- OBJECTIVE
Reproduce, please, the span of lines beginning at the line with "Rebuild this chart" and ending at the line with "import pandas as pd", inclusive, minus any pictures.

[START OF INPUT]

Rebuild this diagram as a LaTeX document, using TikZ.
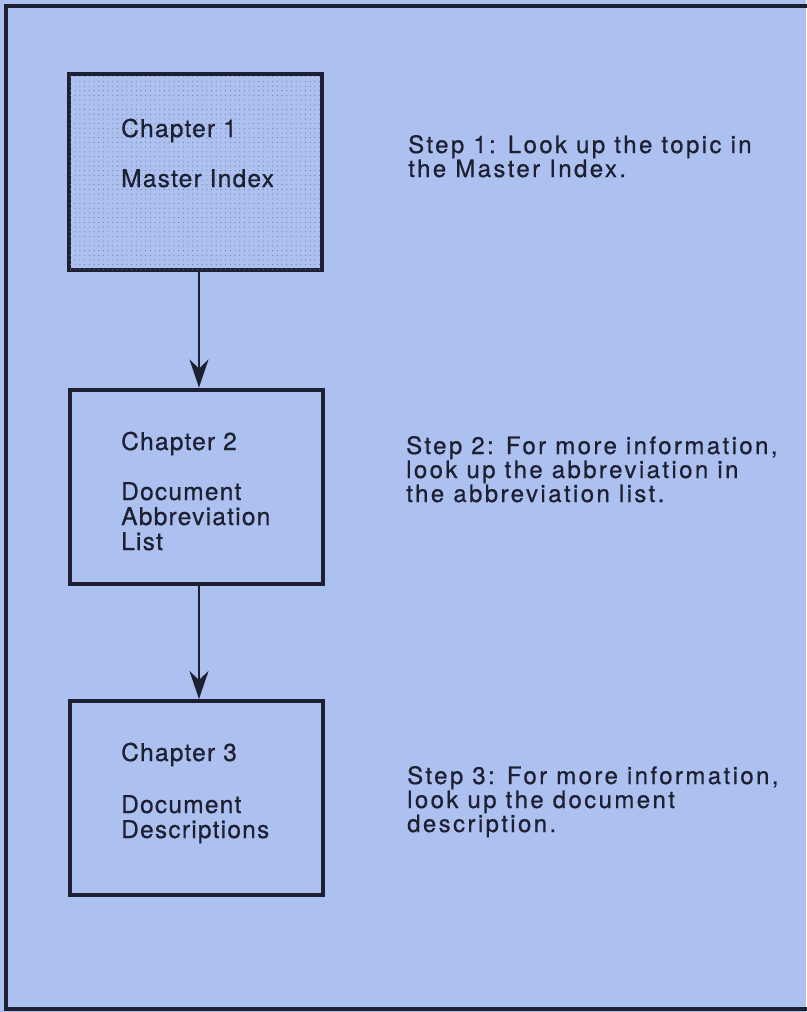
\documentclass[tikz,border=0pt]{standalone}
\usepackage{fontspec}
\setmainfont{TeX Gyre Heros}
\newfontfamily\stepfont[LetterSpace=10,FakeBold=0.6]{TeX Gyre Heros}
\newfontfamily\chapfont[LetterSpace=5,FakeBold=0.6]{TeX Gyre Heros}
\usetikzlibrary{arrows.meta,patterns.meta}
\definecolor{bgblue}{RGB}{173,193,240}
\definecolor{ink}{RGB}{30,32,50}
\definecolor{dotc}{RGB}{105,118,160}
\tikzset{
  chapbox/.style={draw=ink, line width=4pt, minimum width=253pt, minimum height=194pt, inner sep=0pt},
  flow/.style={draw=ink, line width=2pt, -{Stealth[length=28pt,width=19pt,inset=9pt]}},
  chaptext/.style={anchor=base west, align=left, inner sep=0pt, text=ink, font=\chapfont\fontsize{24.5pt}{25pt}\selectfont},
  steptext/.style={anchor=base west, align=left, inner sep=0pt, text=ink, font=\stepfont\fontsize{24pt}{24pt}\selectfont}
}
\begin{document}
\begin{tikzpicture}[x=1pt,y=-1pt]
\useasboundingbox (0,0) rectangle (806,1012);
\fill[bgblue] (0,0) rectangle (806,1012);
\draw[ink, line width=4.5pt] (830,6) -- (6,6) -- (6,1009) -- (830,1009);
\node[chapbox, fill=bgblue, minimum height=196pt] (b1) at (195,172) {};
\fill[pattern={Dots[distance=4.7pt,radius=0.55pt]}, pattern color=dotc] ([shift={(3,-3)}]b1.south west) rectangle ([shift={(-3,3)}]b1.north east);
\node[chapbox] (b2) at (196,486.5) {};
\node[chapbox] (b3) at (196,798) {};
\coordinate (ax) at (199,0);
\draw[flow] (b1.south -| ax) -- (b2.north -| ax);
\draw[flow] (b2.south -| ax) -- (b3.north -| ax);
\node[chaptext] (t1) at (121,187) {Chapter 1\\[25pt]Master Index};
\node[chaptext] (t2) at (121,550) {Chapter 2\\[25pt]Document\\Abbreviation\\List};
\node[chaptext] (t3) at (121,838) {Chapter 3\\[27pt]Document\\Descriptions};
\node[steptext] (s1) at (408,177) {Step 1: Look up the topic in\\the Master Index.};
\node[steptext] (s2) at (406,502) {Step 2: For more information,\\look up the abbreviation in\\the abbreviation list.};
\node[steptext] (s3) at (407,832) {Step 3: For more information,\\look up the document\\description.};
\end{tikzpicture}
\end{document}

[END OF INPUT]
[START OF INPUT]

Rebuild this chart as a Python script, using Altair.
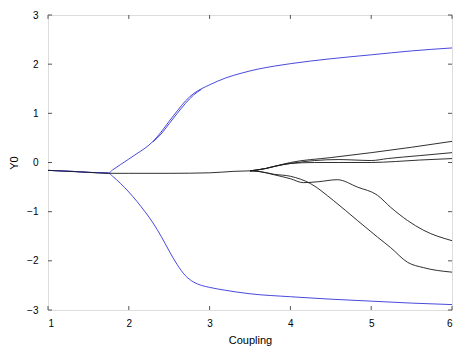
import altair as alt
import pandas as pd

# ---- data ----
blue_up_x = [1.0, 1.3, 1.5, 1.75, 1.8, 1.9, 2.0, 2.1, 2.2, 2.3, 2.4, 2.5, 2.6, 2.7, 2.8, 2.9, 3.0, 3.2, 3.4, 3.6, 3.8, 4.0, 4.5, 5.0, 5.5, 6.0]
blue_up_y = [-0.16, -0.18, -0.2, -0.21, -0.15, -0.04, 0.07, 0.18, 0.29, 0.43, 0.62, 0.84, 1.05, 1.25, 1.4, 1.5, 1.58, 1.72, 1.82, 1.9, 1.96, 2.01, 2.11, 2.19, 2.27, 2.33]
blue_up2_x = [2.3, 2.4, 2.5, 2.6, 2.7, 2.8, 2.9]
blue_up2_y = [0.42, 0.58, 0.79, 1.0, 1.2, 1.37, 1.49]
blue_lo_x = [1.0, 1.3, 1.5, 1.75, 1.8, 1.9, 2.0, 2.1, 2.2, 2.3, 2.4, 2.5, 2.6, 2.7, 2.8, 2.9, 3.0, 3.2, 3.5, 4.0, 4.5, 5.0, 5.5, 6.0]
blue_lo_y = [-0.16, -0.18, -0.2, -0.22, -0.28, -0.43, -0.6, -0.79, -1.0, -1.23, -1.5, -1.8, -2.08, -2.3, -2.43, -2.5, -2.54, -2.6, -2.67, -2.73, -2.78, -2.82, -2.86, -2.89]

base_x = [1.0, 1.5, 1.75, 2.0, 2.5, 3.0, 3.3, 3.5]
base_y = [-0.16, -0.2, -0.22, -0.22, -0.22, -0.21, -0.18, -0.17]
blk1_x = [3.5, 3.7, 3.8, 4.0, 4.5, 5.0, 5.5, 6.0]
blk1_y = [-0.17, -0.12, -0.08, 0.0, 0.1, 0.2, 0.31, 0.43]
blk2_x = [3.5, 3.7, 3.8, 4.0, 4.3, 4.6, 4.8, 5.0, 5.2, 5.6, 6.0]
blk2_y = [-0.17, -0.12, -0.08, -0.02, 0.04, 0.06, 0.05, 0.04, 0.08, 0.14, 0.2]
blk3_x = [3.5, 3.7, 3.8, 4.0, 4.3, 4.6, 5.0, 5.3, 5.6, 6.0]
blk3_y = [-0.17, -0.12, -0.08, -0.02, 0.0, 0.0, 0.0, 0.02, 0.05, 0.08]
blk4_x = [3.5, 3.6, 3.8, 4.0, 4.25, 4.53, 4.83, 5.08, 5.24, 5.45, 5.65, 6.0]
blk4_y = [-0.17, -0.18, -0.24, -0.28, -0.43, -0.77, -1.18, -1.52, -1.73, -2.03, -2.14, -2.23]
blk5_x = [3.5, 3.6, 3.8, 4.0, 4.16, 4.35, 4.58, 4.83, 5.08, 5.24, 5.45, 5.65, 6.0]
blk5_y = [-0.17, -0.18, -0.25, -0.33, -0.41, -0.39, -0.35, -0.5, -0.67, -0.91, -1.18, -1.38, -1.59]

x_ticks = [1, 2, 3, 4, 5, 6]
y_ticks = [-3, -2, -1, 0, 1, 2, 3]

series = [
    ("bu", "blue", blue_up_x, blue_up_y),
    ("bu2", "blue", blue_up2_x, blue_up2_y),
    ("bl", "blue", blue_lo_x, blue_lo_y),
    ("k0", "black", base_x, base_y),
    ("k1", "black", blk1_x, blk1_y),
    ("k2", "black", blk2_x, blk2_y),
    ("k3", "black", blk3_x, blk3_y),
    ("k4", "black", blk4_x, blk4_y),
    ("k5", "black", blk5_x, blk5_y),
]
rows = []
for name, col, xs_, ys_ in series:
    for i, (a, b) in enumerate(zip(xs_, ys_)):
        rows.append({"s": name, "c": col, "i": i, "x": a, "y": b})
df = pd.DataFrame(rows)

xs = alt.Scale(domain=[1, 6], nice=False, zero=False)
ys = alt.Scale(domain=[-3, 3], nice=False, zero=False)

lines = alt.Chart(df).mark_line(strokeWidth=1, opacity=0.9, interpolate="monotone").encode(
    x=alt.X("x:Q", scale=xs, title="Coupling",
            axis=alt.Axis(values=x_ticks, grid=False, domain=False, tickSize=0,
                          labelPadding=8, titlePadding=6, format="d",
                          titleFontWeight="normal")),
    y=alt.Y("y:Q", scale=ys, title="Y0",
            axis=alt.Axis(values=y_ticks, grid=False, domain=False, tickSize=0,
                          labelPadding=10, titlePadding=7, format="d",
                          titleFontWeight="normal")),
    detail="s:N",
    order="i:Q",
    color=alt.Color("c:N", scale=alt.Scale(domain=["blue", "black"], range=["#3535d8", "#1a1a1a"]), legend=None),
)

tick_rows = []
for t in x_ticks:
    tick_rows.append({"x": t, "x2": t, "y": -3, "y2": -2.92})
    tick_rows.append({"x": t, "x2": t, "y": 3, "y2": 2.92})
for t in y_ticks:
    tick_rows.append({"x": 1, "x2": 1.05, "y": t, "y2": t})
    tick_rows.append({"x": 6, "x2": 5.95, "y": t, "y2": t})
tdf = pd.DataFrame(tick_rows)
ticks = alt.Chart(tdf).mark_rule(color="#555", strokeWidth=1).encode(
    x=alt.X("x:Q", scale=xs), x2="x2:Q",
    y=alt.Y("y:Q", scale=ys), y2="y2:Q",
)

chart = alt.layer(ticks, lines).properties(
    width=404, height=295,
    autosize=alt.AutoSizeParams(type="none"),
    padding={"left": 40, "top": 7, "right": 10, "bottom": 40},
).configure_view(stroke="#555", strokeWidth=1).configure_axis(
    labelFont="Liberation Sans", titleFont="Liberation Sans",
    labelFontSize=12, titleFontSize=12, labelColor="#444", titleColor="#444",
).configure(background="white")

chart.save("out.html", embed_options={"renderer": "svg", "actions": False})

[END OF INPUT]

- SOLUTION TO THIS PROBLEM
Rebuild this chart as a Python script, using Altair.
import altair as alt
import pandas as pd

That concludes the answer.